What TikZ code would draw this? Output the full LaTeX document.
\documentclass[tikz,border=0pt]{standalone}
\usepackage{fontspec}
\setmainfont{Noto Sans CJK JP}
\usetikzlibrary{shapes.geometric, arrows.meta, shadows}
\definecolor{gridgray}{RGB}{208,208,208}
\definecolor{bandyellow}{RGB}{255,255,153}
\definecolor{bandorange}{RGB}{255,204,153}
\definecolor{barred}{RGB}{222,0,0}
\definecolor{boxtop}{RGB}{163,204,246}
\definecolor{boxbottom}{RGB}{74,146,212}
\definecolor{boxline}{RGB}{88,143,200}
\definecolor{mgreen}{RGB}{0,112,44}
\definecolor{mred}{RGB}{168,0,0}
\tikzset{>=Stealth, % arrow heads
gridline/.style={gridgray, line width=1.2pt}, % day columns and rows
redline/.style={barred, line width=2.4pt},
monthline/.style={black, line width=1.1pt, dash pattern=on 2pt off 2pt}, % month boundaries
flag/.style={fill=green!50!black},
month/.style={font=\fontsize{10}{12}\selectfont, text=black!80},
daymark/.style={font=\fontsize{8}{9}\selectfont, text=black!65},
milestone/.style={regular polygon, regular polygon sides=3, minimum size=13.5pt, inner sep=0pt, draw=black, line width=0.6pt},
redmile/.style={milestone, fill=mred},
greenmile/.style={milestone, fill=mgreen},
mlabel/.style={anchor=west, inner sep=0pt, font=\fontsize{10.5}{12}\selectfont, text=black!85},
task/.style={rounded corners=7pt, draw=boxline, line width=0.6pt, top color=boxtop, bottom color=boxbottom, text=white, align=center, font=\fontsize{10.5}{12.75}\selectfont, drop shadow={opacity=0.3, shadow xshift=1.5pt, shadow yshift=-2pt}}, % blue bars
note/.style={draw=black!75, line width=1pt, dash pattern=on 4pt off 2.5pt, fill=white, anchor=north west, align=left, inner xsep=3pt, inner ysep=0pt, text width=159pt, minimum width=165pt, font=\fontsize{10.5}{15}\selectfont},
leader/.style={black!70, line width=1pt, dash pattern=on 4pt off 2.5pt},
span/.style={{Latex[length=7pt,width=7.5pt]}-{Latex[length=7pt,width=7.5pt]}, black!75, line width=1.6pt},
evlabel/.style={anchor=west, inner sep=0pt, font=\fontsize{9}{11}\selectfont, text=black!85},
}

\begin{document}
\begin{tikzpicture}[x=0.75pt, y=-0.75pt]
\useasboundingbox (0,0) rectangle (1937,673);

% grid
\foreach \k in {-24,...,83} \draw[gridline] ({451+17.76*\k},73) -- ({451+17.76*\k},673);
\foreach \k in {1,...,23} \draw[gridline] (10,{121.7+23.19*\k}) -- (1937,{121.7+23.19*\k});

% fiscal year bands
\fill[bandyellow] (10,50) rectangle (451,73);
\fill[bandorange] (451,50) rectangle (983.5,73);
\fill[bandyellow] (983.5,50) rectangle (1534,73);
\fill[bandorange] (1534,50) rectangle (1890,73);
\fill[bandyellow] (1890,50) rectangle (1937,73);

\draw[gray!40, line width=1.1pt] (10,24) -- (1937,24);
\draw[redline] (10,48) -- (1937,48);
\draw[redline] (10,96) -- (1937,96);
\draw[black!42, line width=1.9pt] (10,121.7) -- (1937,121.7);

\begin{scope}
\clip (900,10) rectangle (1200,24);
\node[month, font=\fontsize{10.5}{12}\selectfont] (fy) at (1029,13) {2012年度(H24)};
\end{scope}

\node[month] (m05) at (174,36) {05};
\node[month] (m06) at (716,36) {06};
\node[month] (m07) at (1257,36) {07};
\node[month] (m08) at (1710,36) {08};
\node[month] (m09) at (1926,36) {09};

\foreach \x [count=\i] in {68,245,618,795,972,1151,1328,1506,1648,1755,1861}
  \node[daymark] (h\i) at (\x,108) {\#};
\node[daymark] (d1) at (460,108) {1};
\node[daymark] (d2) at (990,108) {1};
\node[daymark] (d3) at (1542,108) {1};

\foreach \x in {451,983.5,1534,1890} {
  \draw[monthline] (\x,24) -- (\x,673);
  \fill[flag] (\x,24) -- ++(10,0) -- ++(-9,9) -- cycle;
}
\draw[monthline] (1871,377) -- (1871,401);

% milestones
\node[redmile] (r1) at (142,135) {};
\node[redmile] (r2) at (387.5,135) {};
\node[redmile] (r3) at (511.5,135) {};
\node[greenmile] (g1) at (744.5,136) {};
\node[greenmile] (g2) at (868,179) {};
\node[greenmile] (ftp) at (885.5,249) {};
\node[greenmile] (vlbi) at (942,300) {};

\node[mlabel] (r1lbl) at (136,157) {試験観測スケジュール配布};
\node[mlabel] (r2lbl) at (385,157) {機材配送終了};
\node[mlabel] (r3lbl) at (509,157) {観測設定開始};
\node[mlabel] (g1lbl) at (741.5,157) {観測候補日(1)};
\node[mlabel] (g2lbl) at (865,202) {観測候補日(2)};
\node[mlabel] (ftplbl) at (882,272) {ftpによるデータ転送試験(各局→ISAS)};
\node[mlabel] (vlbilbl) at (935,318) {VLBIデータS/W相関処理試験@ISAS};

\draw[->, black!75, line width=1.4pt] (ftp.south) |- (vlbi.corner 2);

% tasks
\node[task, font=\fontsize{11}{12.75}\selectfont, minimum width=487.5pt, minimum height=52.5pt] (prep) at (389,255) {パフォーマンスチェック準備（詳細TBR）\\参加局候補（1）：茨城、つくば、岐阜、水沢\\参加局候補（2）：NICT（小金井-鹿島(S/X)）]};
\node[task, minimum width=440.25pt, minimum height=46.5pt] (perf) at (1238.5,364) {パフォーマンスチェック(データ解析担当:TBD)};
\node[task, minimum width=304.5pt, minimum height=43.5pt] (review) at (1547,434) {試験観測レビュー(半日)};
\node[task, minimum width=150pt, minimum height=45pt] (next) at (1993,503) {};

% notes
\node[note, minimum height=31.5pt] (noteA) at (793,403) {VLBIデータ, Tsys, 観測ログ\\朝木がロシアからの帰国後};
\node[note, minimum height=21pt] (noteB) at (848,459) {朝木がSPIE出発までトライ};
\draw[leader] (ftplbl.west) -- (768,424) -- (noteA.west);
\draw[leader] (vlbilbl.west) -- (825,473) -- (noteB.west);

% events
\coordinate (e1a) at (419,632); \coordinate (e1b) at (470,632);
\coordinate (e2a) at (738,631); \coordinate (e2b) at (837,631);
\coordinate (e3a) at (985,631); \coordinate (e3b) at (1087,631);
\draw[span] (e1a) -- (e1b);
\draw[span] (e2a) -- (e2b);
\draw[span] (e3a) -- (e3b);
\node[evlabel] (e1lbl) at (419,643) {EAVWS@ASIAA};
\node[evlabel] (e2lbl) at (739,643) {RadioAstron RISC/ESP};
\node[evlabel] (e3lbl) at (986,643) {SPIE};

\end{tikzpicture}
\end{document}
——
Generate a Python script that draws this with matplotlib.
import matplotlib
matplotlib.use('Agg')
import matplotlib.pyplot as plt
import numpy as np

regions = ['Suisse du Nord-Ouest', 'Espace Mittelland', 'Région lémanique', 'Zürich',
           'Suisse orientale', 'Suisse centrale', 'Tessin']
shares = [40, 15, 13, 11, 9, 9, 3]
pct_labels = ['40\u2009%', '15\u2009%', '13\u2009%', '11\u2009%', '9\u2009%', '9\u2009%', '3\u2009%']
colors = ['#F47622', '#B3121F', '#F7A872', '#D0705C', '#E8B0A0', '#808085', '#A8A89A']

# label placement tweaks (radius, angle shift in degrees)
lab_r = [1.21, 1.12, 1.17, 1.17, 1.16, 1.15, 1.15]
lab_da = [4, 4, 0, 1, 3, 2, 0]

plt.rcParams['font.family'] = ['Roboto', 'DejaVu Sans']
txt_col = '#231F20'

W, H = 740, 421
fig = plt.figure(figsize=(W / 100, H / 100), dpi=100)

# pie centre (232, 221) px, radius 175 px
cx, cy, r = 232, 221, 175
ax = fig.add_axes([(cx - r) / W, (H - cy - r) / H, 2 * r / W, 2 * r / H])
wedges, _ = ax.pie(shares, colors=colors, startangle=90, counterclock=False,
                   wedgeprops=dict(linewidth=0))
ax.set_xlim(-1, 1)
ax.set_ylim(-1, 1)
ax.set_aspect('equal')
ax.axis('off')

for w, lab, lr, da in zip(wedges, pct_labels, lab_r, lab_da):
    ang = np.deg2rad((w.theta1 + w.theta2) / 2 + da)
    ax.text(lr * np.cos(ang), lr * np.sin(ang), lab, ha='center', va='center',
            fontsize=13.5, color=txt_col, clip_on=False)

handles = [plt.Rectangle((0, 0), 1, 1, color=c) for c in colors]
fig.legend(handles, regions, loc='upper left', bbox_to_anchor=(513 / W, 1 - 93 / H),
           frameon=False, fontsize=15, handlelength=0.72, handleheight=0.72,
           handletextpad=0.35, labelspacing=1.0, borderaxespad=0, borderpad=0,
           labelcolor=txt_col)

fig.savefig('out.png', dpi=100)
——
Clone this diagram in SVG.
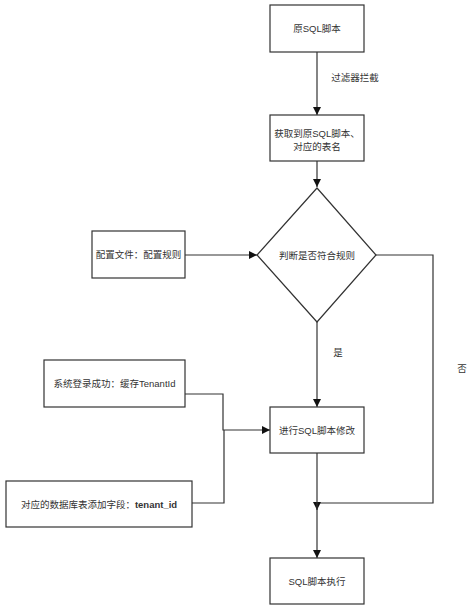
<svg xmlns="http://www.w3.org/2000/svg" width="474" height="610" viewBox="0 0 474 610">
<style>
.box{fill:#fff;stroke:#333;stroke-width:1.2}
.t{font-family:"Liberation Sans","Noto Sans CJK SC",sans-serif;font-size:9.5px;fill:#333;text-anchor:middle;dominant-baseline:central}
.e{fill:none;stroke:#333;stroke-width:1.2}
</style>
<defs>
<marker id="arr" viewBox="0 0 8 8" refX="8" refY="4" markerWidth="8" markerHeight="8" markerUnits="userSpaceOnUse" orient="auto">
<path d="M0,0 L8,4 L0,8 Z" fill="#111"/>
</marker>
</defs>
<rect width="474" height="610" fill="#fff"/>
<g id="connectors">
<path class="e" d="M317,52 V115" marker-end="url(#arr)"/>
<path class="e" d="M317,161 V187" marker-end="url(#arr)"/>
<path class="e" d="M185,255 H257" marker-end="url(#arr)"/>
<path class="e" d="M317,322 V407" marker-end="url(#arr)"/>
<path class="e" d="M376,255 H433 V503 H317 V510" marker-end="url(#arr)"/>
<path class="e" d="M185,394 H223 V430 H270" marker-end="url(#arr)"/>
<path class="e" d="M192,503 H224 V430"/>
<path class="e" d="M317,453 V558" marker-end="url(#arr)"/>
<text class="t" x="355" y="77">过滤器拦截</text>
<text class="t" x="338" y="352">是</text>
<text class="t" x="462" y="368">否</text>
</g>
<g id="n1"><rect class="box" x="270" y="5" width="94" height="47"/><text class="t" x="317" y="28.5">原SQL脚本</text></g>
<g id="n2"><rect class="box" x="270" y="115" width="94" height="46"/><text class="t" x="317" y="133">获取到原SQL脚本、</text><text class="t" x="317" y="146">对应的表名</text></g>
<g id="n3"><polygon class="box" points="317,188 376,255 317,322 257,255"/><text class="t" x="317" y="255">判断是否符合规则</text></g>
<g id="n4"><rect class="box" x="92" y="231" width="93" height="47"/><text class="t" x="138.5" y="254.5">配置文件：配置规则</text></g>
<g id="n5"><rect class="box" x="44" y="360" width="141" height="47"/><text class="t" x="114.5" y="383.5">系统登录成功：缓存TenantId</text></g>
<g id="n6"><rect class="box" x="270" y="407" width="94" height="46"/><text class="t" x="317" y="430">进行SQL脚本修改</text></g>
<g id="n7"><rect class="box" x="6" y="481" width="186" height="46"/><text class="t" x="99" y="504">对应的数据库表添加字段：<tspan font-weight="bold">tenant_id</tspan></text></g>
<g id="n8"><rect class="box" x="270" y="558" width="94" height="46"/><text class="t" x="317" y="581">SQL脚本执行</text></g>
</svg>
——
Within the material above, transcribe exactly the lines that run from the line holding "Generate a Python" through the line holding "fig = plt.figure(figsize=(W".

Generate a Python script that draws this with matplotlib.
import matplotlib
matplotlib.use('Agg')
import matplotlib.pyplot as plt
import numpy as np

regions = ['Suisse du Nord-Ouest', 'Espace Mittelland', 'Région lémanique', 'Zürich',
           'Suisse orientale', 'Suisse centrale', 'Tessin']
shares = [40, 15, 13, 11, 9, 9, 3]
pct_labels = ['40\u2009%', '15\u2009%', '13\u2009%', '11\u2009%', '9\u2009%', '9\u2009%', '3\u2009%']
colors = ['#F47622', '#B3121F', '#F7A872', '#D0705C', '#E8B0A0', '#808085', '#A8A89A']

# label placement tweaks (radius, angle shift in degrees)
lab_r = [1.21, 1.12, 1.17, 1.17, 1.16, 1.15, 1.15]
lab_da = [4, 4, 0, 1, 3, 2, 0]

plt.rcParams['font.family'] = ['Roboto', 'DejaVu Sans']
txt_col = '#231F20'

W, H = 740, 421
fig = plt.figure(figsize=(W / 100, H / 100), dpi=100)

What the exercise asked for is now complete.